One funny Believe It Or Not segment concerned an adventurer Englishman way back in the 1890s. This English adventurer evinced a medical interest hobby as well. He wanted to prove a theory that retaining an intestinal parasitical tapeworm would protect one against intestine-related diseases. He proceeded to swallow a tapeworm larva. Jack Palance relates how the man traveled about India and even drank his full at the holy but polluted Ganges River. Dead animals and cremated people's ashes are scattered into the waters. People are doing all sorts of things in the Holy Ganges so I can't be criticised for denigrating Hinduism. It's all there for everyone to see. Nonetheless, Palance ends the story that the English traveler reportedly never fell ill once during his sojourn throughout India and wherever else he travled on the Asian continent. Upon returning to England, the man drank a medicinal anti-parasite potion. Effective as it should be, he shortly thereafter excreted the detached tapeworm. He was careful however, to collect the tapeworm in a bucket. When measured, Palance claimed that the parasite's length was well over 20 feet. The Englishman had nicknamed his tapeworm parasite, 'Fred'. Well, that's a LOL, isn't it?

But wait, read the 2001 book, "Parasite Rex". I'm astonished. The study of parasites infesting humans has advanced greatly. A current theory is that some parasites can actually benefit the human host while doing little to neglible damage. In fact, the human body might require some minimal parastical infestation to prevent allergies and auto-immune diseases.

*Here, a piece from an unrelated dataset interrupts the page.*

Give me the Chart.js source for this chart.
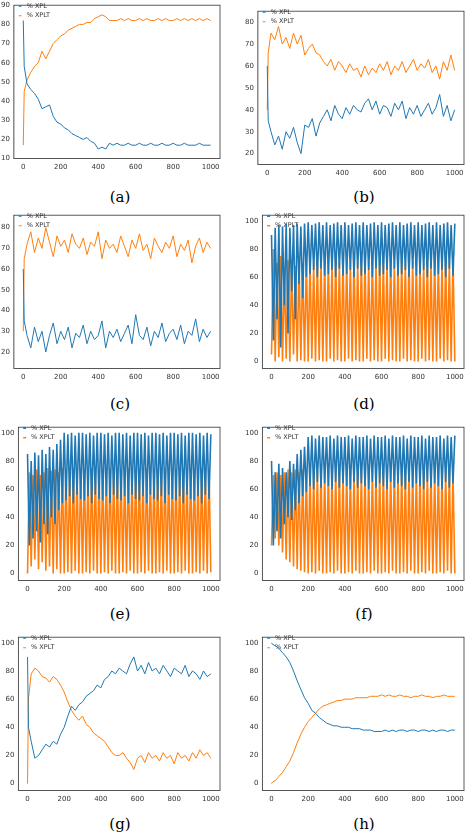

The parasite it appears, does something to tame the human immune system to prevent immune attacks upon itself. Without this immune system regulation, the body overreacts to any invasion of external stimuli thus leading to overreactions and resulting allergies or auto-immune dysfunction. That spoken, the vast majority of other parasite infections are definitely harmful. The most damaging are those parasites that are evolved to live in a specific host such as a rat, a frog, or a snail, but mistakenly end up in a human body. Watch Nature Channel's "Monsters Inside Me", on YouTube.